One thing is how the people within FM perceive their own function and the capabilities of the function, the other is how we can make people outside of FM to understand the value-added. How can we change their perception of FM?

This is not an easy thing to do. Because this requires change. People are afraid of change.

So you have to find the visionaries who understand the importance of the change on both sides of the table. If you have to educate the client too much about the vision, then it is not the right client. At some point these people will just go back and ask you to cut costs.

When visionaries are identified on both sides of the table you can start to run tests and silently build a proven-track record. The value will be competitively identified [not by someone’s subjective decision making by using the Best Value Approach] and silently – because if you tell the organization that you want to transform the business everybody will freak out.

And then you run test after test, documenting the value and lower cost.  The number of people required to do the Best Value approach are few [but visionary].  The efficiency is ten times the traditional.  As the dominant information becomes available, it will slowly drive change.

It is through continuous testing and improvement, and by identifying the true visionaries that you can bring the FM to a higher level in the organization and move the focus from costs to added value.

And remember; the value needs to be so dominant that the C-suite does not have to think and make decisions.

 

4 Comments

  • A further step clarifying the continual change away from cost and more toward value. Our ability to continually add value is what differentiates us from our competitors. Simply taking ££ off of the price to win is a race to the bottom where neither party win and the ability to add value is continually diminished.

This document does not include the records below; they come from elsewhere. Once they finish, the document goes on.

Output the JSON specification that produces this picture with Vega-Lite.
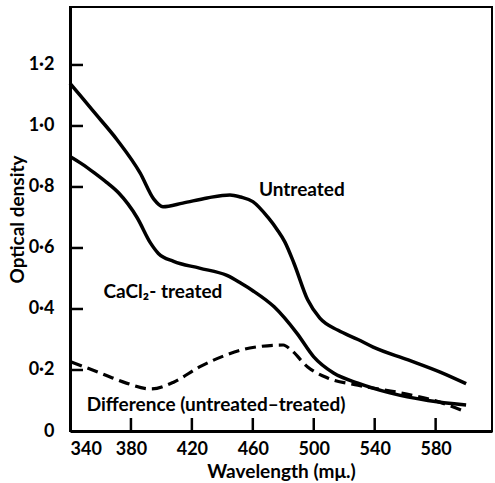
{
  "$schema": "https://vega.github.io/schema/vega-lite/v6.json",
  "width": 422,
  "height": 424,
  "autosize": "none",
  "padding": {"left": 70, "top": 7, "right": 3, "bottom": 52},
  "background": "white",
  "config": {
    "font": "Lato",
    "view": {"stroke": "black", "strokeWidth": 2},
    "axis": {
      "domainColor": "black", "domainWidth": 3,
      "labelColor": "black", "titleColor": "black", "labelFontSize": 18, "titleFontSize": 19,
      "labelFont": "Lato", "titleFont": "Lato", "labelFontWeight": "bold", "titleFontWeight": "bold", "grid": false
    }
  },
  "datasets": {
    "solid": [
      {"series": "Untreated", "wl": 340, "od": 1.14},
      {"series": "Untreated", "wl": 355, "od": 1.05},
      {"series": "Untreated", "wl": 371, "od": 0.954},
      {"series": "Untreated", "wl": 386, "od": 0.846},
      {"series": "Untreated", "wl": 395, "od": 0.76},
      {"series": "Untreated", "wl": 401, "od": 0.735},
      {"series": "Untreated", "wl": 414, "od": 0.747},
      {"series": "Untreated", "wl": 430, "od": 0.764},
      {"series": "Untreated", "wl": 445, "od": 0.774},
      {"series": "Untreated", "wl": 452, "od": 0.767},
      {"series": "Untreated", "wl": 460, "od": 0.752},
      {"series": "Untreated", "wl": 470, "od": 0.70},
      {"series": "Untreated", "wl": 476, "od": 0.66},
      {"series": "Untreated", "wl": 481, "od": 0.62},
      {"series": "Untreated", "wl": 487, "od": 0.55},
      {"series": "Untreated", "wl": 496, "od": 0.43},
      {"series": "Untreated", "wl": 504, "od": 0.37},
      {"series": "Untreated", "wl": 516, "od": 0.33},
      {"series": "Untreated", "wl": 529, "od": 0.30},
      {"series": "Untreated", "wl": 539, "od": 0.275},
      {"series": "Untreated", "wl": 562, "od": 0.233},
      {"series": "Untreated", "wl": 583, "od": 0.193},
      {"series": "Untreated", "wl": 600, "od": 0.155},
      {"series": "Treated", "wl": 340, "od": 0.90},
      {"series": "Treated", "wl": 348, "od": 0.875},
      {"series": "Treated", "wl": 356, "od": 0.846},
      {"series": "Treated", "wl": 364, "od": 0.815},
      {"series": "Treated", "wl": 372, "od": 0.78},
      {"series": "Treated", "wl": 384, "od": 0.70},
      {"series": "Treated", "wl": 393, "od": 0.615},
      {"series": "Treated", "wl": 398, "od": 0.582},
      {"series": "Treated", "wl": 408, "od": 0.556},
      {"series": "Treated", "wl": 425, "od": 0.534},
      {"series": "Treated", "wl": 443, "od": 0.51},
      {"series": "Treated", "wl": 452, "od": 0.485},
      {"series": "Treated", "wl": 460, "od": 0.46},
      {"series": "Treated", "wl": 474, "od": 0.407},
      {"series": "Treated", "wl": 489, "od": 0.32},
      {"series": "Treated", "wl": 500, "od": 0.243},
      {"series": "Treated", "wl": 513, "od": 0.19},
      {"series": "Treated", "wl": 529, "od": 0.157},
      {"series": "Treated", "wl": 550, "od": 0.125},
      {"series": "Treated", "wl": 575, "od": 0.10},
      {"series": "Treated", "wl": 600, "od": 0.085}
    ],
    "dashed": [
      {"series": "Difference", "wl": 341, "od": 0.226},
      {"series": "Difference", "wl": 360, "od": 0.19},
      {"series": "Difference", "wl": 377, "od": 0.157},
      {"series": "Difference", "wl": 393, "od": 0.138},
      {"series": "Difference", "wl": 408, "od": 0.16},
      {"series": "Difference", "wl": 425, "od": 0.21},
      {"series": "Difference", "wl": 443, "od": 0.25},
      {"series": "Difference", "wl": 458, "od": 0.272},
      {"series": "Difference", "wl": 480, "od": 0.282},
      {"series": "Difference", "wl": 485, "od": 0.266},
      {"series": "Difference", "wl": 496, "od": 0.21},
      {"series": "Difference", "wl": 509, "od": 0.174},
      {"series": "Difference", "wl": 529, "od": 0.15},
      {"series": "Difference", "wl": 557, "od": 0.125},
      {"series": "Difference", "wl": 579, "od": 0.10},
      {"series": "Difference", "wl": 600, "od": 0.062}
    ],
    "labels": [
      {"text": "Untreated", "wl": 464, "od": 0.79},
      {"text": "CaCl₂- treated", "wl": 362, "od": 0.456},
      {"text": "Difference (untreated–treated)", "wl": 351, "od": 0.085}
    ],
    "xticks": [{"wl": 380}, {"wl": 420}, {"wl": 460}, {"wl": 500}, {"wl": 540}, {"wl": 580}],
    "yticks": [{"od": 0.2}, {"od": 0.4}, {"od": 0.6}, {"od": 0.8}, {"od": 1.0}, {"od": 1.2}]
  },
  "layer": [
    {
      "data": {"name": "solid"},
      "mark": {"type": "line", "interpolate": "monotone", "color": "black", "strokeWidth": 3.5},
      "encoding": {
        "x": {"field": "wl", "type": "quantitative",
          "scale": {"domain": [340, 617], "nice": false, "zero": false},
          "axis": {"title": "Wavelength (mμ.)", "values": [340, 380, 420, 460, 500, 540, 580],
            "ticks": false, "labelPadding": 9, "titlePadding": 4}},
        "y": {"field": "od", "type": "quantitative",
          "scale": {"domain": [0, 1.39], "nice": false},
          "axis": {"title": "Optical density", "values": [0, 0.2, 0.4, 0.6, 0.8, 1.0, 1.2],
            "ticks": false, "labelPadding": 16, "titlePadding": 1,
            "labelExpr": "datum.value == 0 ? '0' : replace(format(datum.value, '.1f'), '.', '·')"}},
        "detail": {"field": "series"}
      }
    },
    {
      "data": {"name": "dashed"},
      "mark": {"type": "line", "interpolate": "monotone", "color": "black", "strokeWidth": 3.2, "strokeDash": [11, 6]},
      "encoding": {
        "x": {"field": "wl", "type": "quantitative"},
        "y": {"field": "od", "type": "quantitative"}
      }
    },
    {
      "data": {"name": "xticks"},
      "mark": {"type": "tick", "color": "black", "orient": "vertical", "size": 13, "thickness": 2.5, "opacity": 1, "yOffset": -6.5},
      "encoding": {
        "x": {"field": "wl", "type": "quantitative"},
        "y": {"datum": 0, "type": "quantitative"}
      }
    },
    {
      "data": {"name": "yticks"},
      "mark": {"type": "tick", "color": "black", "orient": "horizontal", "size": 13, "thickness": 2.5, "opacity": 1, "xOffset": 6.5},
      "encoding": {
        "y": {"field": "od", "type": "quantitative"},
        "x": {"datum": 340, "type": "quantitative"}
      }
    },
    {
      "data": {"name": "labels"},
      "mark": {"type": "text", "align": "left", "baseline": "middle", "fontSize": 19, "fontWeight": "bold", "font": "Lato", "color": "black"},
      "encoding": {
        "x": {"field": "wl", "type": "quantitative"},
        "y": {"field": "od", "type": "quantitative"},
        "text": {"field": "text"}
      }
    }
  ]
}
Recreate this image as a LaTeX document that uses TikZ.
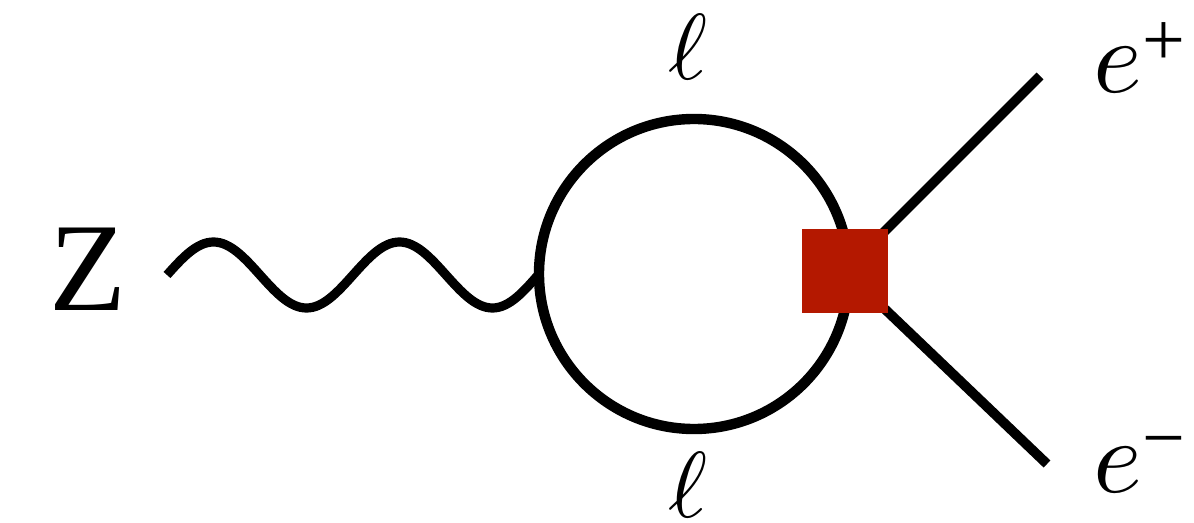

  • Reducing cost and add value is I think the centre of the whole idea but I have some concern in the cost regard , usually our company reduced cost in a lower /bottom employes , by reducing time they usually reduce cost this intern affects the quality of service we give to our customers this Leeds to unsatisfied customers. Having unsatisfied customers makes us a little volunerable to our competitors either they are small or big . Building a strategy from bottom up is important -> because those from the bottom are the one who are frequently/daily in contact with our customers !!!!

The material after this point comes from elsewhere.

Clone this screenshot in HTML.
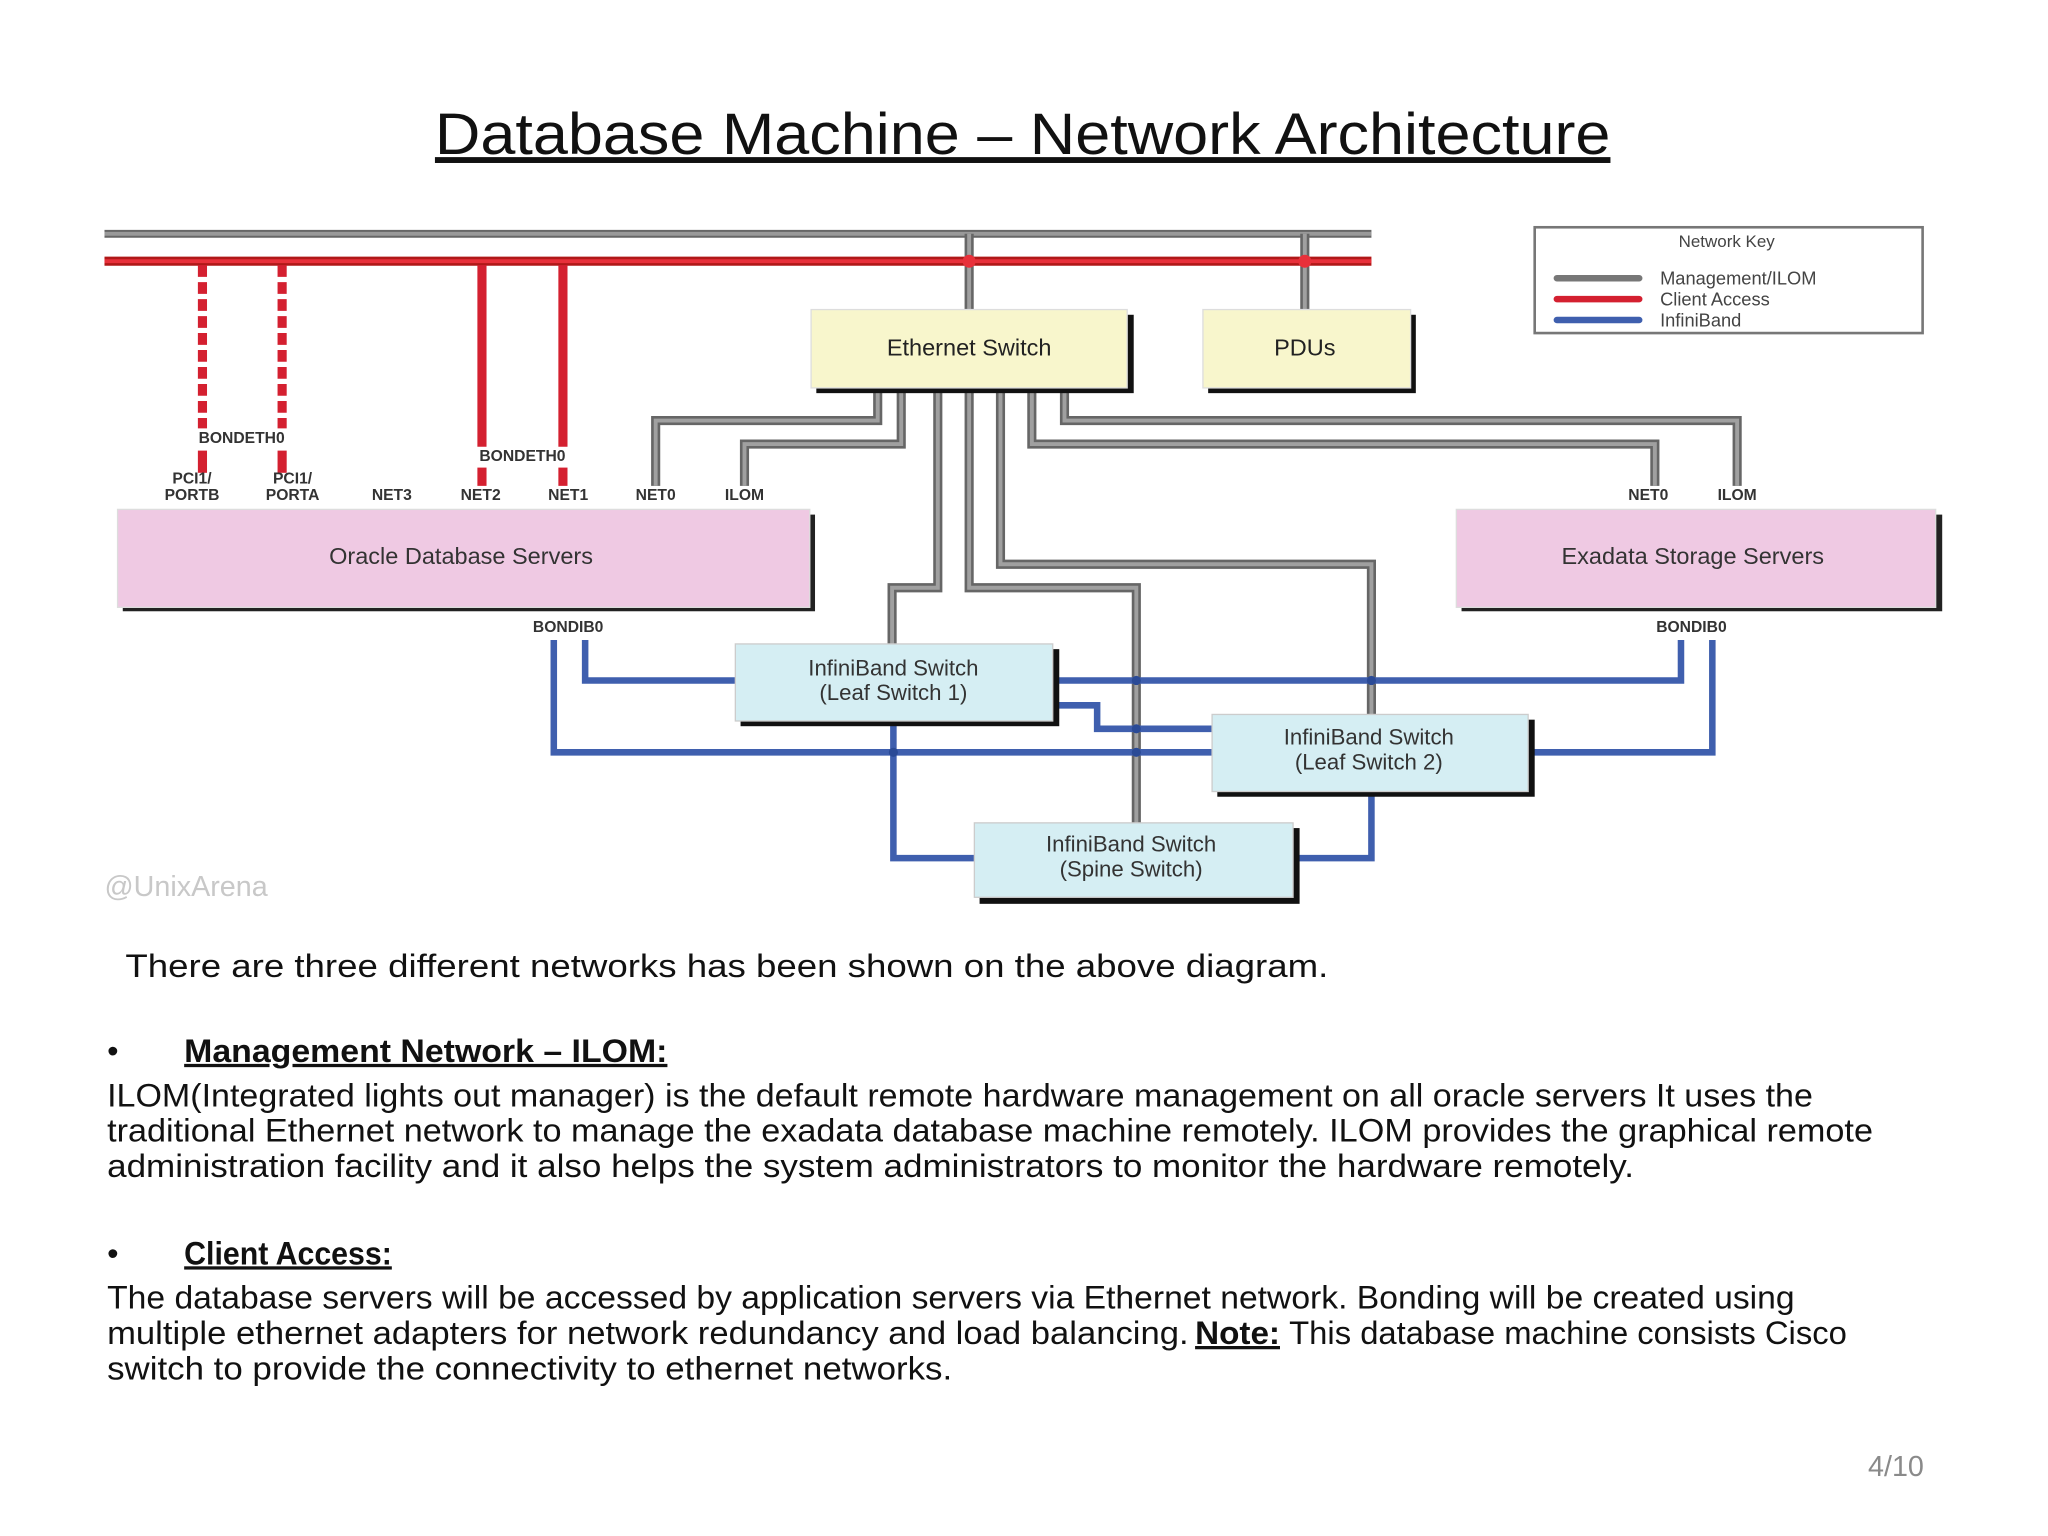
<!DOCTYPE html>
<html><head><meta charset="utf-8"><style>html,body{margin:0;padding:0;background:#fff}svg{display:block}</style></head>
<body>
<svg width="2048" height="1536" viewBox="0 0 1568 1176" xmlns="http://www.w3.org/2000/svg" font-family="Liberation Sans, sans-serif">
<rect width="1568" height="1176" fill="#fff"/>
<text x="783" y="118" font-size="45" text-anchor="middle" fill="#111" textLength="900" lengthAdjust="spacingAndGlyphs" text-decoration="underline">Database Machine – Network Architecture</text>

<line x1="80" y1="179" x2="1050" y2="179" stroke="#666" stroke-width="6"/>
<line x1="80" y1="179" x2="1050" y2="179" stroke="#999" stroke-width="3"/>
<line x1="80" y1="200" x2="1050" y2="200" stroke="#b01818" stroke-width="7"/>
<line x1="80" y1="200" x2="1050" y2="200" stroke="#e8303a" stroke-width="3"/>

<g stroke="#d42030" stroke-width="7">
<line x1="155" y1="203" x2="155" y2="328" stroke-dasharray="9 4"/>
<line x1="216" y1="203" x2="216" y2="328" stroke-dasharray="9 4"/>
<line x1="155" y1="345" x2="155" y2="362"/>
<line x1="216" y1="345" x2="216" y2="362"/>
<line x1="369" y1="203" x2="369" y2="342"/>
<line x1="431" y1="203" x2="431" y2="342"/>
<line x1="369" y1="358" x2="369" y2="372"/>
<line x1="431" y1="358" x2="431" y2="372"/>
</g>

<g fill="none" stroke-linejoin="miter">
<g stroke="#666" stroke-width="7">
<path d="M742 179V240M999 179V240"/>
<path d="M672 297V322H502V372"/>
<path d="M690 297V340H570V372"/>
<path d="M718 297V450H683V494"/>
<path d="M742 297V450H870V632"/>
<path d="M766 297V432H1050V549"/>
<path d="M790 297V340H1267V372"/>
<path d="M815 297V322H1330V372"/>
</g>
<g stroke="#a0a0a0" stroke-width="3">
<path d="M742 179V240M999 179V240"/>
<path d="M672 297V322H502V372"/>
<path d="M690 297V340H570V372"/>
<path d="M718 297V450H683V494"/>
<path d="M742 297V450H870V632"/>
<path d="M766 297V432H1050V549"/>
<path d="M790 297V340H1267V372"/>
<path d="M815 297V322H1330V372"/>
</g>
</g>
<circle cx="742" cy="200" r="5" fill="#e8303a"/>
<circle cx="999" cy="200" r="5" fill="#e8303a"/>

<rect x="625" y="241" width="243" height="60" fill="#111"/>
<rect x="621" y="237" width="242" height="60" fill="#f8f6cc" stroke="#ddd" stroke-width="1"/>
<text x="742" y="272" font-size="18" text-anchor="middle" fill="#222">Ethernet Switch</text>
<rect x="925" y="241" width="159" height="60" fill="#111"/>
<rect x="921" y="237" width="159" height="60" fill="#f8f6cc" stroke="#ddd" stroke-width="1"/>
<text x="999" y="272" font-size="18" text-anchor="middle" fill="#222">PDUs</text>

<rect x="94" y="394" width="530" height="74" fill="#222"/>
<rect x="90" y="390" width="530" height="75" fill="#efc9e3" stroke="#ddd" stroke-width="1"/>
<text x="353" y="432" font-size="18" text-anchor="middle" fill="#333">Oracle Database Servers</text>
<rect x="1119" y="394" width="368" height="74" fill="#222"/>
<rect x="1115" y="390" width="367" height="75" fill="#efc9e3" stroke="#ddd" stroke-width="1"/>
<text x="1296" y="432" font-size="18" text-anchor="middle" fill="#333">Exadata Storage Servers</text>

<g font-size="12" font-weight="bold" fill="#333" text-anchor="middle">
<text x="185" y="339">BONDETH0</text>
<text x="400" y="353">BONDETH0</text>
<text x="147" y="370">PCI1/</text><text x="147" y="383">PORTB</text>
<text x="224" y="370">PCI1/</text><text x="224" y="383">PORTA</text>
<text x="300" y="383">NET3</text>
<text x="368" y="383">NET2</text>
<text x="435" y="383">NET1</text>
<text x="502" y="383">NET0</text>
<text x="570" y="383">ILOM</text>
<text x="1262" y="383">NET0</text>
<text x="1330" y="383">ILOM</text>
<text x="435" y="484">BONDIB0</text>
<text x="1295" y="484">BONDIB0</text>
</g>

<g fill="none" stroke="#3f5fae" stroke-width="5">
<path d="M424 490V576H930"/>
<path d="M448 490V521H565"/>
<path d="M806 521H1287V490"/>
<path d="M1170 576H1311V490"/>
<path d="M806 540H840V558H930"/>
<path d="M684 552V657H748"/>
<path d="M1050 606V657H990"/>
</g>
<g fill="#2a4a96">
<circle cx="870" cy="521" r="3.5"/><circle cx="1050" cy="521" r="3.5"/>
<circle cx="870" cy="558" r="3.5"/><circle cx="870" cy="576" r="3.5"/>
<circle cx="684" cy="576" r="3.5"/>
</g>

<rect x="567" y="497" width="244" height="59" fill="#111"/>
<rect x="563" y="493" width="243" height="59" fill="#d5eef3" stroke="#ccc" stroke-width="1"/>
<text x="684" y="517" font-size="17" text-anchor="middle" fill="#333">InfiniBand Switch</text>
<text x="684" y="536" font-size="17" text-anchor="middle" fill="#333">(Leaf Switch 1)</text>
<rect x="932" y="551" width="243" height="59" fill="#111"/>
<rect x="928" y="547" width="242" height="59" fill="#d5eef3" stroke="#ccc" stroke-width="1"/>
<text x="1048" y="570" font-size="17" text-anchor="middle" fill="#333">InfiniBand Switch</text>
<text x="1048" y="589" font-size="17" text-anchor="middle" fill="#333">(Leaf Switch 2)</text>
<rect x="750" y="634" width="245" height="58" fill="#111"/>
<rect x="746" y="630" width="244" height="57" fill="#d5eef3" stroke="#ccc" stroke-width="1"/>
<text x="866" y="652" font-size="17" text-anchor="middle" fill="#333">InfiniBand Switch</text>
<text x="866" y="671" font-size="17" text-anchor="middle" fill="#333">(Spine Switch)</text>

<rect x="1175" y="174" width="297" height="81" fill="#fff" stroke="#777" stroke-width="2"/>
<text x="1322" y="189" font-size="13" text-anchor="middle" fill="#444">Network Key</text>
<line x1="1192" y1="213" x2="1255" y2="213" stroke="#777" stroke-width="5" stroke-linecap="round"/>
<line x1="1192" y1="229" x2="1255" y2="229" stroke="#d42030" stroke-width="5" stroke-linecap="round"/>
<line x1="1192" y1="245" x2="1255" y2="245" stroke="#3f5fae" stroke-width="5" stroke-linecap="round"/>
<g font-size="14" fill="#444">
<text x="1271" y="218">Management/ILOM</text>
<text x="1271" y="234">Client Access</text>
<text x="1271" y="250">InfiniBand</text>
</g>

<text x="80" y="686" font-size="22" fill="#c8c8c8">@UnixArena</text>

<g font-size="25" fill="#111">
<text x="96" y="748" textLength="921" lengthAdjust="spacingAndGlyphs">There are three different networks has been shown on the above diagram.</text>
<text x="82" y="813">•</text>
<text x="141" y="813" font-weight="bold" text-decoration="underline" textLength="370" lengthAdjust="spacingAndGlyphs">Management Network –  ILOM:</text>
<text x="82" y="847" textLength="1306" lengthAdjust="spacingAndGlyphs">ILOM(Integrated lights out manager) is the default remote hardware management on all oracle servers It uses the</text>
<text x="82" y="874" textLength="1352" lengthAdjust="spacingAndGlyphs">traditional Ethernet network to manage the exadata database machine remotely. ILOM provides the graphical remote</text>
<text x="82" y="901" textLength="1169" lengthAdjust="spacingAndGlyphs">administration facility and   it also helps the system administrators to monitor the hardware remotely.</text>
<text x="82" y="968">•</text>
<text x="141" y="968" font-weight="bold" text-decoration="underline" textLength="159" lengthAdjust="spacingAndGlyphs">Client Access:</text>
<text x="82" y="1002" textLength="1292" lengthAdjust="spacingAndGlyphs">The database servers will be accessed by application servers via Ethernet network. Bonding will be created using</text>
<text x="82" y="1029" textLength="828" lengthAdjust="spacingAndGlyphs">multiple ethernet adapters for network redundancy and load balancing.</text>
<text x="915" y="1029" font-weight="bold" text-decoration="underline" textLength="65" lengthAdjust="spacingAndGlyphs">Note:</text>
<text x="987" y="1029" textLength="427" lengthAdjust="spacingAndGlyphs">This database machine consists Cisco</text>
<text x="82" y="1056" textLength="647" lengthAdjust="spacingAndGlyphs">switch to provide the connectivity to ethernet networks.</text>
</g>
<text x="1473" y="1130" font-size="22" fill="#8a8a8a" text-anchor="end">4/10</text>
</svg>
</body></html>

  • If you act like a commodity you will be treated as a commodity! So if you start discussing costs, you’ll be treated as a cost-center. And don’t blame the C-suite for that as you are the one that started it all.
    It seems the main challenge is to steer the conversation towards topics that really matter to senior leadership. Generally these are not the traditional FM-issues, so don’t start with your own FM-agenda (where all the running costs are). Try to focus on the strategic agenda of your company’s C-Suite: find the topics or issues that you can help solve, speed up or just support through FM?
    This is where FM’s can make a significant difference and where the magic happens. If you are able to continually support these strategic aims through FM you’ll find that in the end it will also reduce the constant focus on your costs.